Monday, December 14, 2009

the sisters come together to realize a dream


It wasn't my dream.
Once upon a time, my sister had a cranberry upside down gingerbread cake. I had the same cake, well, not exactly the same cake, but from the same bakery, same cake, sent at same time of year, Christmas. And I thought it was gooey, in a sort of overly macerated way, slimey. My sister thought it was moist; damp in a wonderfully soft and luxurious way, not a dank and fetid basement way.
So she has toiled for years trying to duplicate it, and it seemed that either she got a cranberry upside down cake, or she got a gingerbread with cranberries ascended through the batter to clump near the top. There was an ascension, but she wasn't in heaven.
So my sister visited me, and in between dog walks where we had to pull the dogs off the half grown fawn, literally, (see Venison pie) we worked on her dream.

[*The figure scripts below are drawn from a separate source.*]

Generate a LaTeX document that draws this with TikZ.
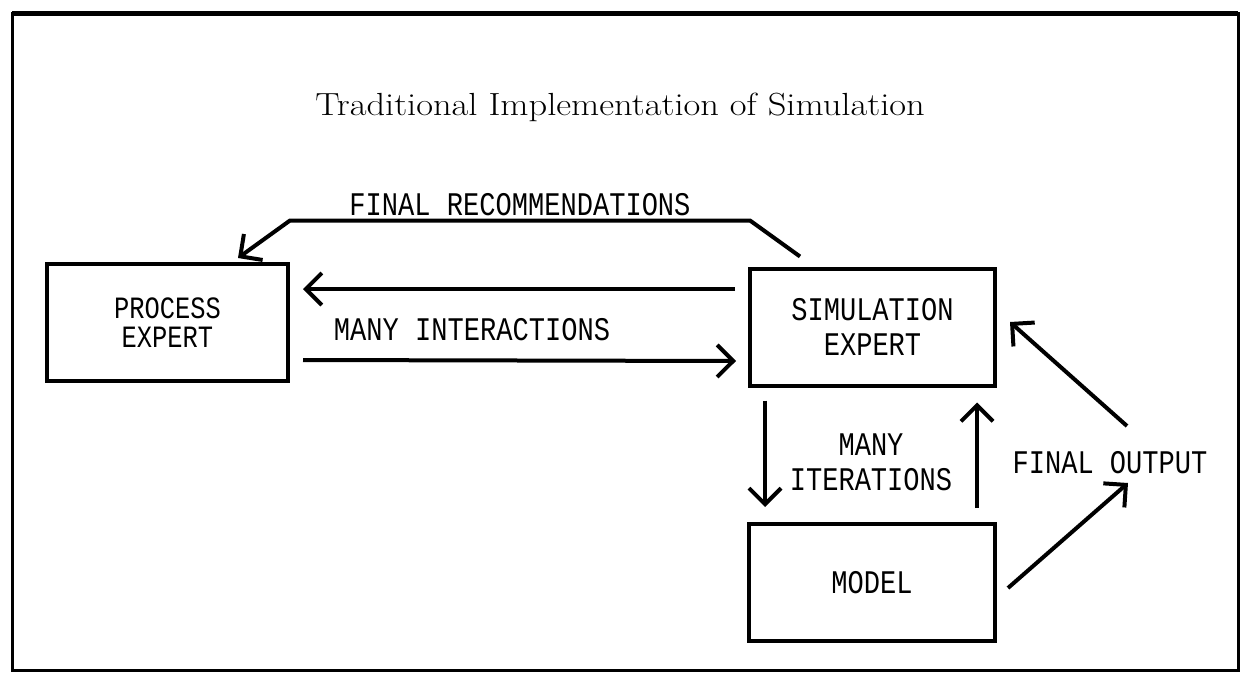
\documentclass[tikz,border=0pt]{standalone}
\usepackage{fontspec}
\usetikzlibrary{arrows.meta}
% narrow monoline lettering for the plotted labels
\newfontfamily\plotfont[FakeStretch=0.82]{Liberation Mono}
% wide book face for the heading
\newfontfamily\titlefont[FakeStretch=1.14]{Latin Modern Roman}

\begin{document}
\begin{tikzpicture}[x=1pt,y=-1pt,
  box/.style={draw,line width=4pt,minimum height=117pt,inner sep=0pt,outer sep=0pt,
    align=center,font=\plotfont\fontsize{33}{35}\selectfont},
  lbl/.style={inner sep=0pt,anchor=base,font=\plotfont\fontsize{33}{35}\selectfont},
  arr/.style={line width=4pt,line cap=butt,-{Straight Barb[length=16pt,width=32pt]}}]
\useasboundingbox (0,0) rectangle (1242,672);

% outer frame
\draw[line width=3pt] (12,13) rectangle (1238,670);
\draw[line width=5pt] (12,13) -- (1238,13);

% title
\node[anchor=base,inner sep=0pt,font=\titlefont\fontsize{32}{38}\selectfont] (title) at (620,115)
  {Traditional Implementation of Simulation};

% boxes
\node[box,minimum width=241pt,font=\plotfont\fontsize{31}{29}\selectfont] (proc) at (167.5,322.5) {PROCESS\\EXPERT};
\node[box,minimum width=245pt] (sim) at (872.5,327) {SIMULATION\\EXPERT};
\node[box,minimum width=246pt] (model) at (872,582.5) {\raisebox{-6pt}{MODEL}};

% labels
\node[lbl] (frlab) at (520,215) {FINAL RECOMMENDATIONS};
\node[lbl] (milab) at (472,340) {MANY INTERACTIONS};
\node[lbl,anchor=center,align=center] (itlab) at (871,462.5) {MANY\\ITERATIONS};
\node[lbl] (folab) at (1110,473) {FINAL OUTPUT};

% connectors
\draw[arr] ([shift={(50,-12)}]sim.north west) -- ++(-50,-36) -- ++(-460,0)
  -- ([shift={(191,-6)}]proc.north west);
\draw[arr] ([shift={(-15,-38)}]sim.west) -- ([shift={(15,-33.5)}]proc.east);
\draw[arr] ([shift={(15,37.5)}]proc.east) -- ([shift={(-14,34)}]sim.west);
\draw[arr] ([shift={(15,15)}]sim.south west) -- ([shift={(16,-17)}]model.north west);
\draw[arr] ([shift={(-18,-16)}]model.north east) -- ([shift={(-18,17)}]sim.south east);
\coordinate (fo1) at (1127,426);
\coordinate (fo2) at (1128,483);
\draw[arr] (fo1) -- ([shift={(15,-5)}]sim.east);
\draw[arr] ([shift={(13,5.5)}]model.east) -- (fo2);
\end{tikzpicture}
\end{document}
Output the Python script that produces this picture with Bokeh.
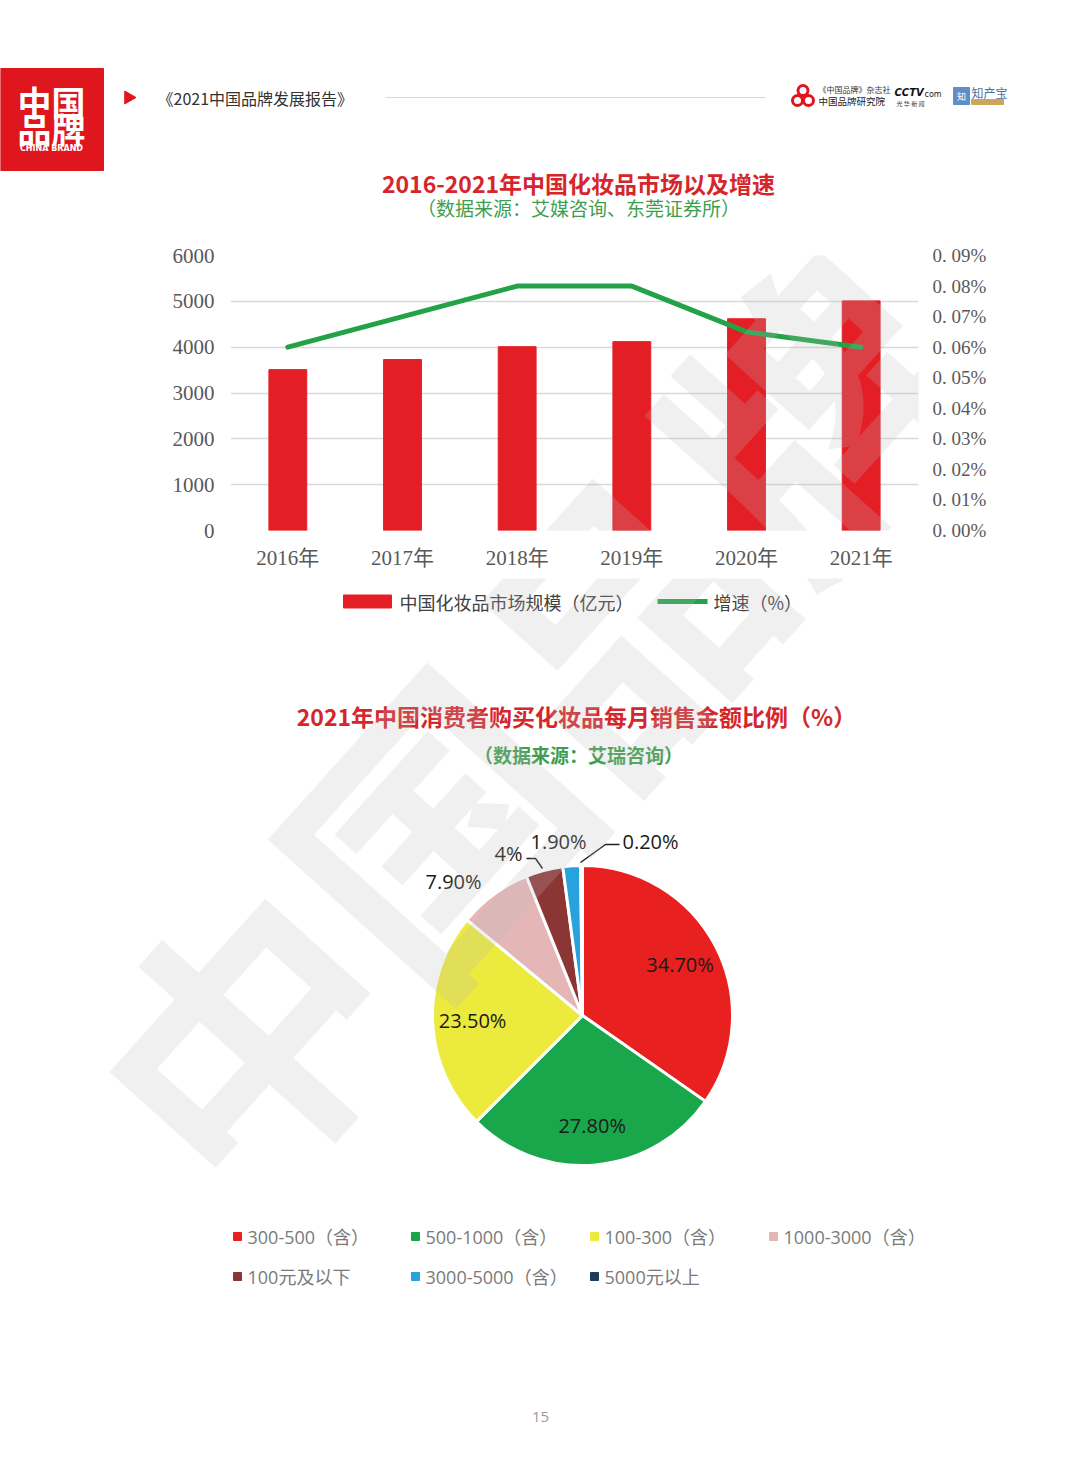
import math
from bokeh.plotting import figure
from bokeh.models import (Range1d, LinearAxis, Label, FactorRange,
                          CustomJSTickFormatter, FixedTicker, ColumnDataSource)
from bokeh.layouts import column
from bokeh.embed import file_html
from bokeh.resources import INLINE
from bokeh.core.properties import value

# ---------------- data ----------------
years = ["2016年", "2017年", "2018年", "2019年", "2020年", "2021年"]
market_size = [3510, 3730, 4010, 4120, 4620, 5010]          # 亿元
growth_pct = [0.06, 0.07, 0.08, 0.08, 0.065, 0.06]          # %
left_ticks = [0, 1000, 2000, 3000, 4000, 5000, 6000]
right_ticks = [0.0, 0.01, 0.02, 0.03, 0.04, 0.05, 0.06, 0.07, 0.08, 0.09]
bar_series_name = "中国化妆品市场规模（亿元）"
line_series_name = "增速（%）"

pie_categories = ["300-500（含）", "500-1000（含）", "100-300（含）", "1000-3000（含）",
                  "100元及以下", "3000-5000（含）", "5000元以上"]
pie_values = [34.7, 27.8, 23.5, 7.9, 4.0, 1.9, 0.2]
pie_labels = ["34.70%", "27.80%", "23.50%", "7.90%", "4%", "1.90%", "0.20%"]
pie_colors = ["#e8201f", "#1aa64b", "#ecea3c", "#e4b6b6", "#8c3535", "#28a2dc", "#1f3b5c"]

# ---------------- styles ----------------
RED = "#e31e24"
GREEN_LINE = "#23a248"
TITLE_RED = "#d5262b"
SUB_GREEN = "#3e9e4e"
CJK = "Noto Sans CJK SC"
SERIF = "Liberation Serif, Noto Sans CJK SC"
SANS = "Open Sans, Noto Sans CJK SC"
W = 1080
PAGE_H = 1466
WM_X, WM_Y = 520, 716   # watermark centre on the page (top-down)


def no_align(p):
    try:
        p.frame_align = False
    except Exception:
        pass


def add_watermark(p, frame_left, frame_bottom):
    p.add_layout(Label(x=WM_X - frame_left, y=frame_bottom - WM_Y,
                       x_units="screen", y_units="screen", text="中国品牌",
                       angle=48, angle_units="deg", text_align="center",
                       text_baseline="middle", text_font_size="282px",
                       text_font=CJK, text_font_style="bold",
                       text_color="#bcbcbc", text_alpha=0.22))


def blank(height):
    p = figure(width=W, height=height, frame_width=W, frame_height=height,
               x_range=Range1d(0, W), y_range=Range1d(0, height),
               output_backend="svg", toolbar_location=None, x_axis_type=None,
               y_axis_type=None, min_border=0)
    p.grid.visible = False
    p.outline_line_color = None
    p.background_fill_color = "white"
    p.border_fill_color = "white"
    no_align(p)
    return p


# ---------------- header ----------------
H1 = 240
ph = blank(H1)
Yh = lambda yt: H1 - yt
ph.quad(left=[0], right=[103], top=[Yh(68)], bottom=[Yh(170)], color="#e0161e")
ph.text(x=[51, 51], y=[Yh(101), Yh(128)], text=["中国", "品牌"], text_color="white",
        text_font=value(CJK), text_font_style="bold", text_font_size="34px",
        text_align="center", text_baseline="middle")
ph.text(x=[51], y=[Yh(148)], text=["CHINA BRAND"], text_color="white",
        text_font=value("DejaVu Sans"), text_font_style="bold", text_font_size="8px",
        text_align="center", text_baseline="middle")
ph.scatter(x=[128], y=[Yh(97)], marker="triangle", size=13, angle=-math.pi / 2,
           color="#e0161e")
ph.text(x=[157], y=[Yh(97)], text=["《2021中国品牌发展报告》"], text_color="#333333",
        text_font=value(CJK), text_font_size="16px", text_baseline="middle")
ph.line(x=[385, 765], y=[Yh(97), Yh(97)], color="#d8d8d8", line_width=1)
# right-hand logos
ph.scatter(x=[797, 808, 802.5], y=[Yh(100), Yh(100), Yh(90)], marker="circle", size=10,
           fill_color="white", line_color="#e0161e", line_width=3)
ph.text(x=[818], y=[Yh(89)], text=["《中国品牌》杂志社"], text_color="#333333",
        text_font=value(CJK), text_font_size="8px", text_baseline="middle")
ph.text(x=[818], y=[Yh(100)], text=["中国品牌研究院"], text_color="#222222",
        text_font=value(CJK), text_font_size="9.5px", text_baseline="middle")
ph.text(x=[894], y=[Yh(92)], text=["CCTV"], text_color="#111111",
        text_font=value("DejaVu Sans"), text_font_style="bold italic",
        text_font_size="10px", text_baseline="middle")
ph.text(x=[924], y=[Yh(94)], text=["com"], text_color="#222222",
        text_font=value("DejaVu Sans"), text_font_size="8px", text_baseline="middle")
ph.text(x=[896], y=[Yh(103)], text=["光 华 新 闻"], text_color="#333333",
        text_font=value(CJK), text_font_size="6px", text_baseline="middle")
ph.quad(left=[953], right=[969], top=[Yh(87)], bottom=[Yh(104)], color="#5f8fc5")
ph.text(x=[961], y=[Yh(95.5)], text=["知"], text_color="white", text_font=value(CJK),
        text_font_size="9px", text_align="center", text_baseline="middle")
ph.text(x=[971], y=[Yh(92)], text=["知产宝"], text_color="#4a6fa0", text_font=value(CJK),
        text_font_size="12px", text_baseline="middle")
ph.quad(left=[971], right=[1003], top=[Yh(99)], bottom=[Yh(104)], color="#c9a85a")
# chart 1 titles
ph.text(x=[578], y=[Yh(182)], text=["2016-2021年中国化妆品市场以及增速"],
        text_color=TITLE_RED, text_font=value(CJK), text_font_style="bold",
        text_font_size="23px", text_align="center", text_baseline="middle")
ph.text(x=[578], y=[Yh(207)], text=["（数据来源：艾媒咨询、东莞证券所）"],
        text_color=SUB_GREEN, text_font=value(CJK), text_font_size="19px",
        text_align="center", text_baseline="middle")

# ---------------- bar + line chart ----------------
# page y 240..578 ; frame y 255..530 ; frame x 230..918
pb = figure(width=W, height=338, frame_width=688, frame_height=275,
            x_range=FactorRange(*years, range_padding=0),
            y_range=Range1d(0, 6000), output_backend="svg", toolbar_location=None,
            min_border_left=230, min_border_right=162, min_border_top=15,
            min_border_bottom=48)
no_align(pb)
pb.outline_line_color = None
pb.background_fill_color = "white"
pb.border_fill_color = "white"
pb.extra_y_ranges = {"g": Range1d(0, 0.09)}

bars = pb.vbar(x=years, top=market_size, width=0.33, color=RED)
ln = pb.line(x=years, y=growth_pct, y_range_name="g", color=GREEN_LINE, line_width=5,
             line_join="round", line_cap="round")

pb.xgrid.visible = False
pb.ygrid.grid_line_color = "#d9d9d9"
pb.ygrid.grid_line_width = 1.5
pb.yaxis.ticker = FixedTicker(ticks=left_ticks)

ax_r = LinearAxis(y_range_name="g", ticker=FixedTicker(ticks=right_ticks),
                  formatter=CustomJSTickFormatter(
                      code="return tick.toFixed(2).replace('.', '. ') + '%';"))
pb.add_layout(ax_r, "right")

for ax in [pb.xaxis[0], pb.yaxis[0], ax_r]:
    ax.axis_line_color = None
    ax.major_tick_line_color = None
    ax.minor_tick_line_color = None
    ax.major_tick_in = 0
    ax.major_tick_out = 0
    ax.minor_tick_in = 0
    ax.minor_tick_out = 0
    ax.major_label_text_font = SERIF
    ax.major_label_text_font_size = "21px"
    ax.major_label_text_color = "#595959"
ax_r.major_label_text_font_size = "19px"
pb.xaxis[0].major_label_standoff = 15
pb.yaxis[0].major_label_standoff = 16
ax_r.major_label_standoff = 14
add_watermark(pb, 230, 530)

# ---------------- lower part: bar legend + pie chart ----------------
TOP3 = 578
H3 = PAGE_H - TOP3
pp = blank(H3)
Yp = lambda yt: PAGE_H - yt

# legend of the bar/line chart
LEG_Y = 601
pp.quad(left=[343], right=[391], top=[Yp(LEG_Y - 6.5)], bottom=[Yp(LEG_Y + 6.5)],
        color=RED)
pp.text(x=[399], y=[Yp(LEG_Y)], text=[bar_series_name], text_color="#404040",
        text_font=value(CJK), text_font_size="18px", text_baseline="middle")
pp.line(x=[657, 707], y=[Yp(LEG_Y), Yp(LEG_Y)], color=GREEN_LINE, line_width=5)
pp.text(x=[713], y=[Yp(LEG_Y)], text=[line_series_name], text_color="#404040",
        text_font=value(CJK), text_font_size="18px", text_baseline="middle")

pp.text(x=[576], y=[Yp(715)], text=["2021年中国消费者购买化妆品每月销售金额比例（%）"],
        text_color=TITLE_RED, text_font=value(CJK), text_font_style="bold",
        text_font_size="23px", text_align="center", text_baseline="middle")
pp.text(x=[578], y=[Yp(754)], text=["（数据来源：艾瑞咨询）"],
        text_color=SUB_GREEN, text_font=value(CJK), text_font_style="bold",
        text_font_size="19px", text_align="center", text_baseline="middle")

CX, CY, R = 582, Yp(1015), 150
total = sum(pie_values)
cum = [0.0]
for v in pie_values:
    cum.append(cum[-1] + v)
n = len(pie_values)
start = [math.pi / 2 - 2 * math.pi * cum[i + 1] / total for i in range(n)]
end = [math.pi / 2 - 2 * math.pi * cum[i] / total for i in range(n)]
pp.wedge(x=CX, y=CY, radius=R, start_angle="start", end_angle="end",
         fill_color="color", line_color="white", line_width=3,
         source=ColumnDataSource(dict(start=start, end=end, color=pie_colors)))

# inner labels (three big slices) placed on the slice bisector
lx, ly, lt = [], [], []
for i in range(3):
    mid = math.pi / 2 - 2 * math.pi * (cum[i] + cum[i + 1]) / 2 / total
    rr = 110
    lx.append(CX + rr * math.cos(mid))
    ly.append(CY + rr * math.sin(mid))
    lt.append(pie_labels[i])
pp.text(x=lx, y=ly, text=lt, text_color="#1a1a1a", text_font=value("Open Sans"),
        text_font_size="20px", text_align="center", text_baseline="middle")

# outer labels for the small slices (label offsets from the pie centre)
outer_offsets = [(-129, 134), (-74, 162), (-24, 174), (68, 174)]
ox = [CX + dx for dx, dy in outer_offsets]
oy = [CY + dy for dx, dy in outer_offsets]
pp.text(x=ox, y=oy, text=pie_labels[3:], text_color="#1a1a1a",
        text_font=value("Open Sans"), text_font_size="20px", text_align="center",
        text_baseline="middle")
# leader lines
pp.line(x=[CX - 56, CX - 47, CX - 40], y=[CY + 157, CY + 157, CY + 147],
        color="#222222", line_width=1.5)
pp.line(x=[CX + 37, CX + 23, CX - 2], y=[CY + 171, CY + 171, CY + 153],
        color="#222222", line_width=1.5)

# legend of the pie
leg_x = [237, 415, 594, 773, 237, 415, 594]
leg_y = [1236, 1236, 1236, 1236, 1276, 1276, 1276]
pp.scatter(x=leg_x, y=[Yp(v) for v in leg_y], marker="square", size=8,
           color=pie_colors)
pp.text(x=[v + 10 for v in leg_x], y=[Yp(v) for v in leg_y], text=pie_categories,
        text_color="#7a7a7a", text_font=value(SANS), text_font_size="18px",
        text_baseline="middle")

pp.text(x=[540], y=[Yp(1416)], text=["15"], text_color="#9a9a9a",
        text_font=value("Open Sans"), text_font_size="15px", text_align="center",
        text_baseline="middle")
add_watermark(pp, 0, PAGE_H)

page = column(ph, pb, pp, spacing=0)
open("out.html", "w").write(file_html(page, INLINE))
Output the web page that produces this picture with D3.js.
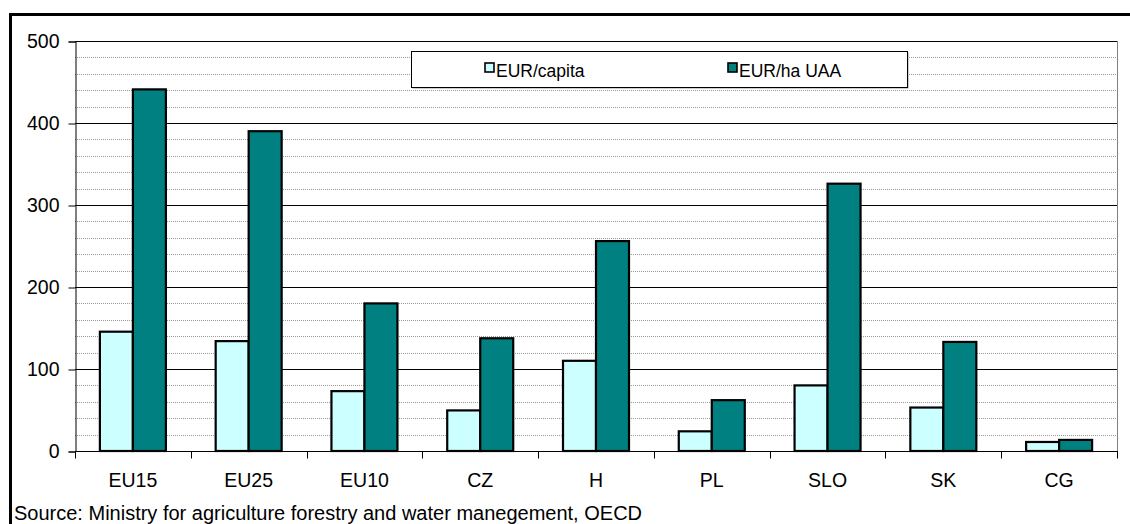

We started with Dori Greenspan's recipe for cranberry upside downer. And we didn't chop the cranberries, although, I think we should have and Laurie Colwin does for her Nantucket Cranberry pie. We used the spice blend from Laurie Colwin's gingerbread, my sister loves that gingerbread. And we thought that a gingerbread needed molasses. I believe there is an entire post devoted to that question. So we cut back on the milk and added 2 TB of regular molasses. That one was insipid. For the next one, we kept everything the same but added an extra TB of black strap molasses. On that one we glazed half of the finished cake with melted black current jam. It was supposed to be red current jelly, but this was what we had.
At first my sister was overjoyed. The cranberries stayed on the bottom and when the cake was turned out of the pan, it looked just like a cranberry upside down gingerbread cake. She danced around the kitchen, took pictures and sent them to her husband. I thought we had done it.
And I thought it tasted great. She was pleased at first, but as she worked her way through the 3 small pieces, the insipid one, and 2 better ones, one w the glaze and one w/o, she grew dissatisfied. It needed more sugar, maybe more ginger, maybe more molasses, different molasses. I thought the cranberries should be chopped. Other than that, I was pretty happy.
We decided that gingerbread might be like pumpkin cake for me, I just don't like it enough to be a really discerning judge. If it tastes pretty much ok, well, that's about the best you can expect from gingerbread. Pass the whipped cream.
My sister will continue to pursue her dream. I'll probably just make the cranberry pie with exactly the right amount of almond extract.